A Piece of History

Berlin Wall, Germany

Berlin Wall, Germany

This great postcard (despite the less-than-flattering scan) comes from a good friend in Germany, Kim, who lives in Frankfurt. The reason that the postcard did not scan so wonderful is because it contains a little piece of history as can be seen in the top right corner, i.e. A tiny piece of the Berlin Wall. The wall was constructed on 13 August 1961 by the government of East Germany to “protect” its citizens from those “evil Western fascists.” It’s name given to it by the East Germans was the “Anti-Fascist Protection Rampart.” What it really was all about, was a crap government trying to contain its people and restrict their movement. Until its construction in 1961, over 3.5 million people escaped the grips of the East German government and moved to West Germany. During the 28 years that it was there, a further 5000 people risked life and limb to escape East Germany. In 1989 the Wall finally fell on the 9th of October and by 3 October 1990 Germany was finally reunified. The fall of the Berlin wall was a major event, which played its part in the end of the Cold War. To many people it also signaled the end of the industrial age and the start of the information age. A brilliant part of the history of the world and one of my favourite parts of world history and here I have a piece of it. Thank you so very much Kim, this postcard really means a lot to me!

Potsdamer Platz

Potsdamer Platz, Berlin, Germany

Potsdamer Platz, Berlin, Germany

This postcard of Postdamer Platz (Potsdam Square) comes from Anika.
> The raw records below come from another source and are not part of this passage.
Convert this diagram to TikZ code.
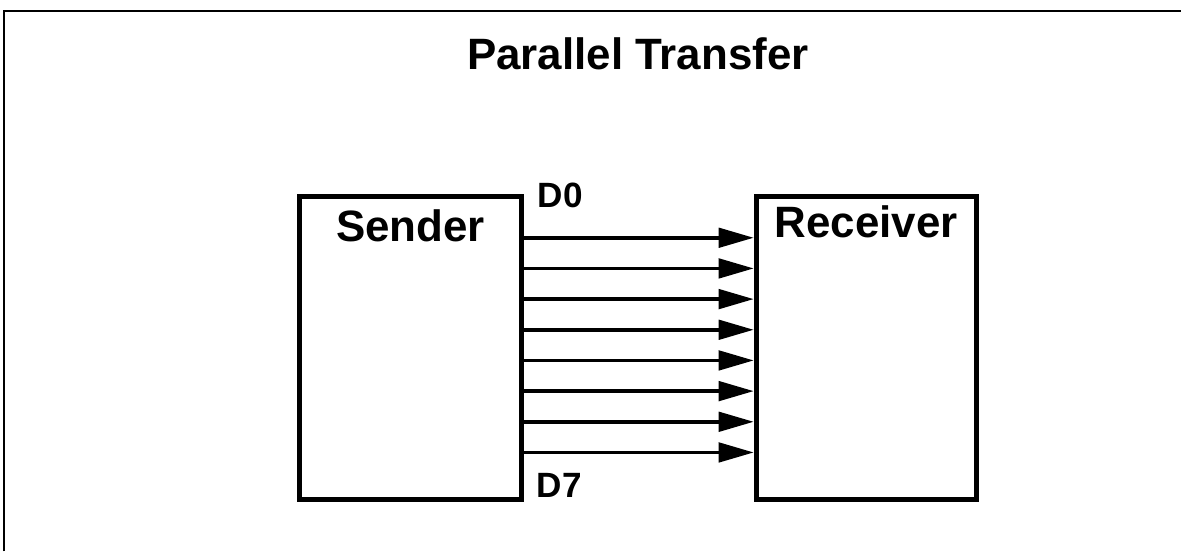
\documentclass[tikz,border=0pt]{standalone}
\usepackage{fontspec}
\setmainfont{Liberation Sans}
\usetikzlibrary{positioning,arrows.meta,calc}

\begin{document}
\begin{tikzpicture}[font=\bfseries, >={Triangle[length=20pt,width=11pt]},
    unit/.style={draw, line width=2.8pt, minimum height=6.06cm, inner sep=0pt},
    bigtext/.style={font=\fontsize{25}{30}\selectfont\bfseries, inner sep=0pt, anchor=base},
    bus/.style={->, line width=2.2pt},
    tag/.style={font=\fontsize{20}{24}\selectfont\bfseries, inner sep=0pt, anchor=base west}]
  \fill[white] (0,0) rectangle (23.64,11.04);
  \draw[line width=1.3pt] (0.08,0) -- (0.08,10.82) -- (23.64,10.82);
  \node[bigtext] (title) at (12.77,9.64) {Parallel Transfer};
  \node[unit, minimum width=4.44cm] (snd) at (8.22,4.07) {};
  \node[unit, minimum width=4.40cm] (rcv) at (17.34,4.07) {};
  \node[bigtext] (sndlbl) at (8.22,6.2) {Sender};
  \node[bigtext] (rcvlbl) at (17.34,6.28) {Receiver};
  \foreach \i in {0,...,7} {
    \pgfmathsetmacro\yy{6.28-0.614*\i}
    \draw[bus] (snd.east |- 0,\yy) -- (rcv.west |- 0,\yy);
  }
  \node[tag] (d0) at (10.76,6.88) {D0};
  \node[tag] (d7) at (10.74,1.08) {D7};
\end{tikzpicture}
\end{document}
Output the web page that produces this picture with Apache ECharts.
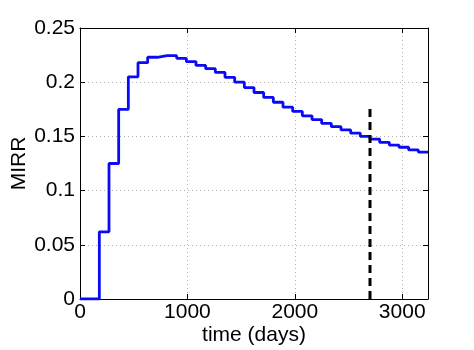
<!DOCTYPE html>
<html>
<head>
<meta charset="utf-8">
<script src="https://cdn.jsdelivr.net/npm/echarts@6/dist/echarts.min.js"></script>
<style>
  html, body { margin: 0; padding: 0; background: #fff; }
  #chart { width: 474px; height: 350px; }
</style>
</head>
<body>
<div id="chart"></div>
<script>
    // step start (days) and MIRR level held until the next step
    const stepDays = [0, 180, 270, 360, 450, 540, 630, 720, 810, 900, 990, 1080, 1170, 1260,
        1350, 1440, 1530, 1620, 1710, 1800, 1890, 1980, 2070, 2160, 2250, 2340, 2430, 2520,
        2610, 2700, 2790, 2880, 2970, 3060, 3150, 3240];
    const mirr = [0, 0.062, 0.125, 0.175, 0.205, 0.218, 0.223, 0.2245, 0.2245, 0.222, 0.219,
        0.2155, 0.2125, 0.209, 0.2045, 0.2, 0.195, 0.1905, 0.186, 0.1815, 0.177, 0.173, 0.169,
        0.1655, 0.162, 0.159, 0.156, 0.153, 0.15, 0.1475, 0.1445, 0.142, 0.14, 0.1375, 0.1355, 0.1355];
    // dashed marker
    const markerDay = 2700;
    const markerTop = 0.18;

    const xMax = 3240;
    const font = 'Liberation Sans, Arial, sans-serif';

    let chart = echarts.init(document.getElementById('chart'));

    let lineData = [];
    for (let i = 0; i < stepDays.length; ++i) {
        lineData.push([stepDays[i], mirr[i]]);
    }

    let gridLine = {show: true, lineStyle: {color: '#b0b0b0', type: [1, 3], width: 1}};
    let boxLine = {show: true, onZero: false, lineStyle: {color: '#000', width: 1}};
    let tick = {show: true, inside: true, length: 5, lineStyle: {color: '#000'}};

    let options = {
        animation: false,
        grid: {left: 80, right: 46, top: 28, bottom: 51, outerBoundsMode: 'none', containLabel: false},
        xAxis: [
            {
                type: 'value', min: 0, max: xMax, interval: 1000,
                axisLine: boxLine, axisTick: tick, splitLine: gridLine,
                axisLabel: {
                    color: '#000', fontSize: 21, fontFamily: font, margin: 3, showMaxLabel: false,
                    formatter: v => String(v)
                },
                name: 'time (days)', nameLocation: 'middle', nameGap: 26, nameMoveOverlap: false,
                nameTextStyle: {color: '#000', fontSize: 21, fontFamily: font}
            },
            {
                type: 'value', min: 0, max: xMax, interval: 1000, position: 'top',
                axisLine: boxLine, axisTick: tick, splitLine: {show: false}, axisLabel: {show: false}
            }
        ],
        yAxis: [
            {
                type: 'value', min: 0, max: 0.25, interval: 0.05,
                axisLine: boxLine, axisTick: tick, splitLine: gridLine,
                axisLabel: {color: '#000', fontSize: 21, fontFamily: font, margin: 5},
                name: 'MIRR', nameLocation: 'middle', nameGap: 50, nameMoveOverlap: false,
                nameTextStyle: {color: '#000', fontSize: 21, fontFamily: font}
            },
            {
                type: 'value', min: 0, max: 0.25, interval: 0.05, position: 'right',
                axisLine: boxLine, axisTick: tick, splitLine: {show: false}, axisLabel: {show: false}
            }
        ],
        series: [
            {
                type: 'line', step: 'end', data: lineData, showSymbol: false,
                lineStyle: {color: '#0a0af5', width: 2.8}
            },
            {
                type: 'line', data: [[markerDay, 0], [markerDay, markerTop]], showSymbol: false,
                lineStyle: {color: '#000', width: 3, type: [8, 5]}
            }
        ]
    };
    chart.setOption(options);
</script>
</body>
</html>
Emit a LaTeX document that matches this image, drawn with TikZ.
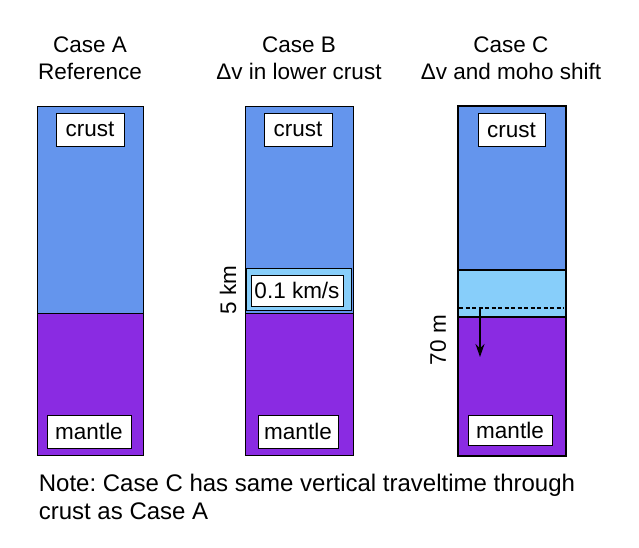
\documentclass[tikz,border=0pt]{standalone}
\usepackage{fontspec}
\setmainfont{Liberation Sans}
\usetikzlibrary{arrows.meta}
\definecolor{crustblue}{RGB}{100,149,237}
\definecolor{mantlepurple}{RGB}{138,43,226}
\definecolor{layerblue}{RGB}{135,206,250}
\tikzset{
  labelbox/.style={draw, fill=white, inner sep=0pt, minimum height=33pt},
  txt/.style={font=\fontsize{22.5}{27.5}\selectfont, align=center},
}
\frenchspacing
\begin{document}
\begin{tikzpicture}[x=1pt, y=-1pt, line width=1pt]
    \useasboundingbox (0,0) rectangle (639,547);
    % titles
    \node[txt] (titleA) at (90,58) {Case A\\Reference};
    \node[txt] (titleB) at (299,58) {Case B\\Δv in lower crust};
    \node[txt] (titleC) at (511,58) {Case C\\Δv and moho shift};
    % case A
    \draw[fill=crustblue] (37,106) rectangle (143,313);
    \draw[fill=mantlepurple] (37,313) rectangle (143,455);
    \node[labelbox, txt, minimum width=68pt] (crustA) at (90,129.5) {crust};
    \node[labelbox, txt, minimum width=84pt] (mantleA) at (89,431.5) {mantle};
    % case B
    \draw[fill=crustblue] (245,106) rectangle (353,313);
    \draw[fill=mantlepurple] (245,313) rectangle (353,455);
    \draw[fill=layerblue] (246,268) rectangle (351,310);
    \node[labelbox, txt, minimum width=68pt] (crustB) at (298,129.5) {crust};
    \node[labelbox, txt, minimum width=92pt, minimum height=31pt] (layerB) at (297,290.5) {0.1 km/s};
    \node[labelbox, txt, minimum width=80pt] (mantleB) at (298,431.5) {mantle};
    \node[txt, rotate=90] (thickB) at (228,290) {5 km};
    % case C
    \draw[line width=1.3pt, fill=crustblue] (458,106) rectangle (566,270);
    \draw[line width=1.3pt, fill=layerblue] (458,270) rectangle (566,317);
    \draw[line width=1.3pt, fill=mantlepurple] (458,317) rectangle (566,456);
    \node[labelbox, txt, minimum width=67pt] (crustC) at (511.5,130) {crust};
    \node[labelbox, txt, minimum width=84pt, minimum height=30pt] (mantleC) at (510,430) {mantle};
    \coordinate (mohoOld) at (480,308);
    \coordinate (mohoNew) at (480,357);
    \draw[line width=1.5pt, dash pattern=on 4pt off 2.5pt] (459,308) -- (564,308);
    \draw[-{Stealth[length=13pt,width=9pt]}, line width=1.5pt] (mohoOld) -- (mohoNew);
    \node[txt, rotate=90] (shiftC) at (438,340) {70 m};
    % note
    \node[txt, font=\fontsize{24}{28}\selectfont, align=left, anchor=north west] (note) at (35,470)
        {Note: Case C has same vertical traveltime through\\crust as Case A};
\end{tikzpicture}
\end{document}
The square is located in the German capital city, Berlin. It is located close to Brandenburg Gate and the Reichstag (Germany’s national legislature.) The history of the square can be traced to 1685, when religious refugees, including Austrian Jews and French Huguenots, like in my home country of South Africa, were given refuge in this particular area. This was done through the Tolerance Edict of Potsdam, which was promulgated by Frederick William, the Elector of Brandenburg-Prussia. Today the square is an important public space, which has seen some pretty rapid development of late. Thank you Anika, now I know where to go when I visit your stunning country!

Spanish Capital

Madrid, Spain

Madrid, Spain

This great postcard of the Spanish capital, Madrid, came to me from Juliet. The city is also Spain’s largest city with a population of 3.3 million people. I knew that it was a large city but I was surprised at its sheer size. Madrid is the 3rd largest city in the EU, after London and Berlin and the 3rd largest metropolitan in the EU after London and Paris. It is ranked as the 10th most livable cities in the world and one of Europe’s 12 greenest cities. It is also the major financial centre of Southern Europe and the Iberian Peninsula. I have to say that I am so impressed with this city right now. Thank you Juliet for giving me the opportunity to learn all that through this cool postcard!

Keeper of the Faith

Berliner Dom

Berliner Dom

 

This stunning postcard of the Berlin Dome was sent to me by Roland from Germany. The dome is to be found in the suburb of Cölln and is said to be the largest cathedral in all of Germany. The first building to form part of the dome was built in 1451. Now that is a long time ago! The dome has been home to various denominations of the christian faith, including Roman Catholicism, Lutheranism, Calvinism and now Evangelicism. Through all this time this magnificent building has been keeping faith and spirituality alive, no matter the denomination.